A three-judge panel on the 2nd US Circuit Court of Appeals said the court would hear oral arguments in the appeal on September 25, bringing the court's decision of the case into mid-fall and making a hand-over of the documents to the district attorney's office increasingly unlikely to happen prior to the presidential election.
Earlier Tuesday, the panel had heard oral arguments regarding Trump's motion to prevent the subpoena to his longtime accounting firm from going into effect while the appellate court decides the case.
An attorney for Trump, William Consovoy, told the judges that the subpoena "is an arbitrary fishing expedition" and that it was "issued in bad faith in order to harass the President."
The primary question, Consovoy said, is "will the President be given an opportunity to appeal that ruling before his personal records are disclosed to the grand jury and the status quo is irrevocably changed?"
Consovoy added that "the President will be irrevocably injured if those records are disclosed," and said that would be true even if the records are disclosed only to prosecutors, without becoming public.
"You can't make them forget what they learned," Consovoy said. "You can't unring that bell."
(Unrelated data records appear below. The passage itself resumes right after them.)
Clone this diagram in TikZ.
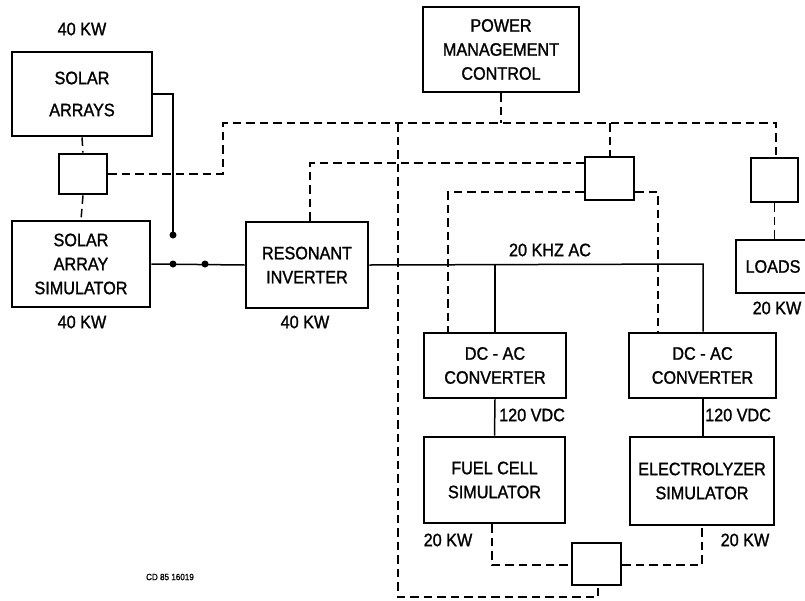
\documentclass[tikz,border=0pt]{standalone}
\usepackage{fontspec}
\setmainfont[FakeStretch=0.9,FakeBold=1.3]{Liberation Sans}
\begin{document}
\begin{tikzpicture}[x=1pt,y=-1pt,
  box/.style={draw,line width=2.7pt,align=center,inner sep=0pt,
    font=\fontsize{18}{24}\selectfont},
  sbox/.style={draw,line width=2.7pt,inner sep=0pt},
  lbl/.style={font=\fontsize{18}{24}\selectfont,inner sep=0pt},
  wire/.style={line width=1.5pt},
  ctl/.style={line width=1.5pt,dash pattern=on 8.5pt off 5pt},
  dot/.style={circle,fill=black,inner sep=0pt,minimum size=7pt}]
\useasboundingbox (0,0) rectangle (805,600);
% boxes
\node[box,minimum width=140pt,minimum height=84pt] (sa) at (82,94) {SOLAR\\[8pt]ARRAYS};
\node[sbox,minimum width=48pt,minimum height=40pt] (sbA) at (83,174) {};
\node[box,minimum width=138pt,minimum height=86pt] (sas) at (81,264) {SOLAR\\ARRAY\\SIMULATOR};
\node[box,minimum width=122pt,minimum height=86pt] (ri) at (307,265) {RESONANT\\INVERTER};
\node[box,minimum width=156pt,minimum height=85pt] (pmc) at (501,49.5) {POWER\\MANAGEMENT\\CONTROL};
\node[sbox,minimum width=49pt,minimum height=43pt] (sbB) at (609.5,178.5) {};
\node[sbox,minimum width=47pt,minimum height=44pt] (sbD) at (774.5,180) {};
\node[box,minimum width=74pt,minimum height=53pt] (loads) at (773,266.5) {LOADS};
\node[box,minimum width=142pt,minimum height=65pt] (conv1) at (495,365.5) {DC - AC\\CONVERTER};
\node[box,minimum width=147pt,minimum height=65pt] (conv2) at (702.5,365.5) {DC - AC\\CONVERTER};
\node[box,minimum width=141pt,minimum height=86pt] (fc) at (494.5,480) {FUEL CELL\\SIMULATOR};
\node[box,minimum width=144pt,minimum height=88pt] (el) at (702,481) {ELECTROLYZER\\SIMULATOR};
\node[sbox,minimum width=49pt,minimum height=42pt] (sbC) at (596.5,564) {};
% labels
\node[lbl] (l1) at (82,29) {40 KW};
\node[lbl] (l2) at (82,322) {40 KW};
\node[lbl] (l3) at (305,322) {40 KW};
\node[lbl] (l4) at (550,250) {20 KHZ AC};
\node[lbl,anchor=west] (l5) at (499,415) {120 VDC};
\node[lbl,anchor=west] (l6) at (705,415) {120 VDC};
\node[lbl] (l7) at (448,540) {20 KW};
\node[lbl] (l8) at (745,540) {20 KW};
\node[lbl] (l9) at (777,308) {20 KW};
\node[font=\fontsize{9}{10}\selectfont,inner sep=0pt] (cd) at (170,577) {CD 85 16019};
% solid wiring
\coordinate (j0) at (173,235);
\coordinate (j1) at (173,264);
\coordinate (j2) at (205,264);
\coordinate (b1) at (495,264);
\coordinate (b2) at (703,264);
\draw[wire] (sa.east) -| (j0);
\draw[wire] (sas.east) -- (ri.west);
\node[dot] (d0) at (j0) {};
\node[dot] (d1) at (j1) {};
\node[dot] (d2) at (j2) {};
\draw[wire] (ri.east) -- (b2) -- (b2 |- conv2.north);
\draw[wire] (b1) -- (b1 |- conv1.north);
\draw[wire] (conv1.south) -- (fc.north);
\draw[wire] (703,0 |- conv2.south) -- (703,0 |- el.north);
% control (dashed)
\coordinate (c1) at (223,174);
\coordinate (c2) at (223,123);
\coordinate (c3) at (776,123);
\coordinate (c4) at (398,123);
\coordinate (c5) at (398,597);
\coordinate (c6) at (598,597);
\coordinate (c7) at (610,123);
\coordinate (c8) at (310,163);
\coordinate (c9) at (448,192);
\coordinate (c10) at (658,192);
\coordinate (c11) at (492,565);
\coordinate (c12) at (702,565);
\draw[ctl] (sa.south) -- (sbA.north);
\draw[ctl] (sbA.south) -- (sas.north);
\draw[ctl] (sbA.east) -- (c1) -- (c2) -- (c3) -- (c3 |- sbD.north);
\draw[ctl] (pmc.south) -- (pmc.south |- c2);
\draw[ctl] (c4) -- (c5) -- (c6) -- (c6 |- sbC.south);
\draw[ctl] (c7) -- (c7 |- sbB.north);
\draw[ctl] (c8 |- ri.north) -- (c8) -- (c8 -| sbB.west);
\draw[ctl] (c9 -| sbB.west) -- (c9) -- (c9 |- conv1.north);
\draw[ctl] (c10 -| sbB.east) -- (c10) -- (c10 |- conv2.north);
\draw[ctl] (sbD.south) -- (sbD.south |- loads.north);
\draw[ctl] (c11 |- fc.south) -- (c11) -- (c11 -| sbC.west);
\draw[ctl] (c12 -| sbC.east) -- (c12) -- (c12 |- el.south);
\end{tikzpicture}
\end{document}
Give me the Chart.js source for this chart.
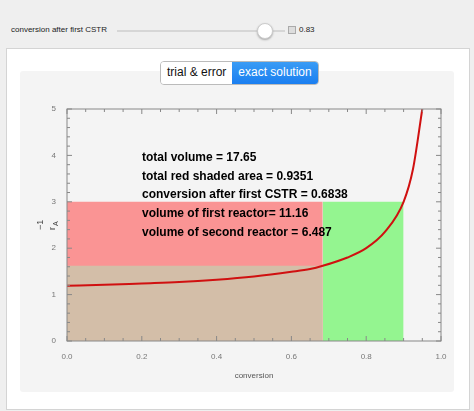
<!DOCTYPE html><html><head><meta charset="utf-8">
<script src="https://cdn.jsdelivr.net/npm/chart.js@4"></script>
<style>
body{margin:0;width:474px;height:411px;background:#efefef;font-family:"Liberation Sans",Arial,sans-serif;position:relative;overflow:hidden}
#ctl{position:absolute;left:11px;top:25px;font-size:8px;color:#222}
#track{position:absolute;left:117px;top:30px;width:168px;height:2px;background:#d6d6d6}
#knob{position:absolute;left:257px;top:23px;width:14px;height:14px;border-radius:50%;background:#fff;border:1px solid #ccc;box-shadow:0 1px 2px #aaa}
#plus{position:absolute;left:288px;top:26px;width:6px;height:6px;border:1px solid #aaa;background:#ddd}
#val{position:absolute;left:299px;top:25px;font-size:8px;color:#222}
#white{position:absolute;left:6px;top:48px;width:462px;height:360px;background:#fff;border:1px solid #d4d4d4}
#gray{position:absolute;left:20px;top:71px;width:434px;height:321px;background:#f4f4f4;border-radius:3px}
#btns{position:absolute;left:160px;top:61px;height:22px;display:flex;font-size:12px;border:1px solid #bbb;border-radius:4px;overflow:hidden}
#btns div{padding:3px 6px}
#b2{background:linear-gradient(#3a9cf5,#1a7ef0);color:#fff}
#b1{background:#fff;color:#111}
#c{position:absolute;left:20px;top:95px}
</style></head><body>
<div id="ctl">conversion after first CSTR</div><div id="track"></div><div id="knob"></div><div id="plus"></div><div id="val">0.83</div>
<div id="white"></div><div id="gray"></div>
<div id="btns"><div id="b1">trial &amp; error</div><div id="b2">exact solution</div></div>
<div id="c" style="width:434px;height:290px"><canvas id="cv"></canvas></div>
<script>
const curveX=[0,0.1,0.2,0.3,0.4,0.5,0.6,0.65,0.6838,0.75,0.8,0.85,0.9,0.925,0.95];
const curveY=[1.19,1.21,1.24,1.27,1.32,1.39,1.49,1.55,1.62,1.8,2.0,2.35,3.0,3.7,5.0];
const x1=0.6838, x2=0.9, rate1=1.62, rate2=3.0;
const xTicks=[0,0.2,0.4,0.6,0.8,1.0];
const yTicks=[0,1,2,3,4,5];
const notes=["total volume = 17.65","total red shaded area = 0.9351","conversion after first CSTR = 0.6838","volume of first reactor= 11.16","volume of second reactor = 6.487"];
const rect=(a,b,h,c)=>({data:[{x:a,y:h},{x:b,y:h}],borderWidth:0,pointRadius:0,fill:'origin',backgroundColor:c,tension:0});
const frame={id:'frame',afterDatasetsDraw(ch){const {ctx,chartArea:a,scales:{x,y}}=ch;ctx.save();ctx.strokeStyle='#888';ctx.lineWidth=1;ctx.strokeRect(a.left,a.top,a.right-a.left,a.bottom-a.top);
for(let v=0;v<=1.0001;v+=0.05){const p=x.getPixelForValue(v),L=(Math.round(v*100)%20==0)?5:3;ctx.beginPath();ctx.moveTo(p,a.bottom);ctx.lineTo(p,a.bottom-L);ctx.moveTo(p,a.top);ctx.lineTo(p,a.top+L);ctx.stroke();}
for(let v=0;v<=5.0001;v+=0.2){const p=y.getPixelForValue(v),L=(Math.round(v*10)%10==0)?5:3;ctx.beginPath();ctx.moveTo(a.left,p);ctx.lineTo(a.left+L,p);ctx.moveTo(a.right,p);ctx.lineTo(a.right-L,p);ctx.stroke();}
ctx.fillStyle='#000';ctx.font='bold 12px "Liberation Sans",Arial';notes.forEach((t,i)=>ctx.fillText(t,a.left+75,a.top+52+i*18.7));
ctx.fillStyle='#444';ctx.font='9px "Liberation Sans"';ctx.translate(23,a.top+(a.bottom-a.top)/2+5);ctx.rotate(-Math.PI/2);ctx.fillText('−1',0,0);ctx.fillText('r',0,12);ctx.font='7px "Liberation Sans"';ctx.fillText('A',4,15);ctx.restore();}};
new Chart(document.getElementById('cv'),{type:'line',data:{datasets:[
{data:curveX.map((v,i)=>({x:v,y:curveY[i]})),borderColor:'#d01010',borderWidth:2,pointRadius:0,tension:0.4,cubicInterpolationMode:'monotone',fill:false},
rect(x1,x2,rate2,'#94f590'),rect(0,x1,rate1,'#d3bea8'),rect(0,x1,rate2,'#fa9494')]},
options:{animation:false,responsive:true,maintainAspectRatio:false,layout:{padding:{top:14,right:13}},plugins:{legend:{display:false},tooltip:{enabled:false}},
scales:{x:{type:'linear',min:0,max:1,afterBuildTicks(s){s.ticks=xTicks.map(v=>({value:v}))},afterFit(s){s.height=44},grid:{display:false},border:{display:false},ticks:{color:'#777',font:{size:8},maxRotation:0,callback:v=>v.toFixed(1)},title:{display:true,text:'conversion',color:'#555',font:{size:8}}},
y:{min:0,max:5,afterBuildTicks(s){s.ticks=yTicks.map(v=>({value:v}))},afterFit(s){s.width=47},grid:{display:false},border:{display:false},ticks:{color:'#777',font:{size:8}}}}},plugins:[frame]});
</script></body></html>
An attorney for the Manhattan district attorney's office, Carey Dunne, told the panel that Trump's argument that the subpoena is overly broad is based on inaccurate assumptions about the investigation, namely that it's limited to an inquiry regarding hush-money payments made to women who alleged affairs with Trump during the 2016 presidential election. Trump has denied the affairs.
"No facts in the complaint support that inference," Dunne told the panel. He added that Trump couldn't know the scope of the investigation, because "what the grand jury's looking at is secret. We're not allowed to make that public."
Manhattan District Attorney Cy Vance's office has been examining whether Trump or the Trump Organization violated state laws in connection with the hush-money payments. But the investigation has also looked into whether business records filed with the state were falsified and if any tax laws were violated, CNN has reported.
The subpoena asked for records from the accounting firm, Mazars USA, related to Trump, the Trump Organization, his foundation and several related subsidiaries. The requested documents, court records said, pertain not just to business in New York, but also in other states like Florida and California, countries including Turkey, Canada and Indonesia, as well as the city of Dubai.
On Tuesday, Judge John M. Walker Jr. questioned why the district attorney's office might need records from a wide variety of entities, including some abroad. Dunne replied that "there's nothing unusual" about their office seeking information from foreign sources, particularly in a situation in which "the company at the center of all of that international activity has its headquarters in Manhattan."
This story has been updated with additional developments Tuesday.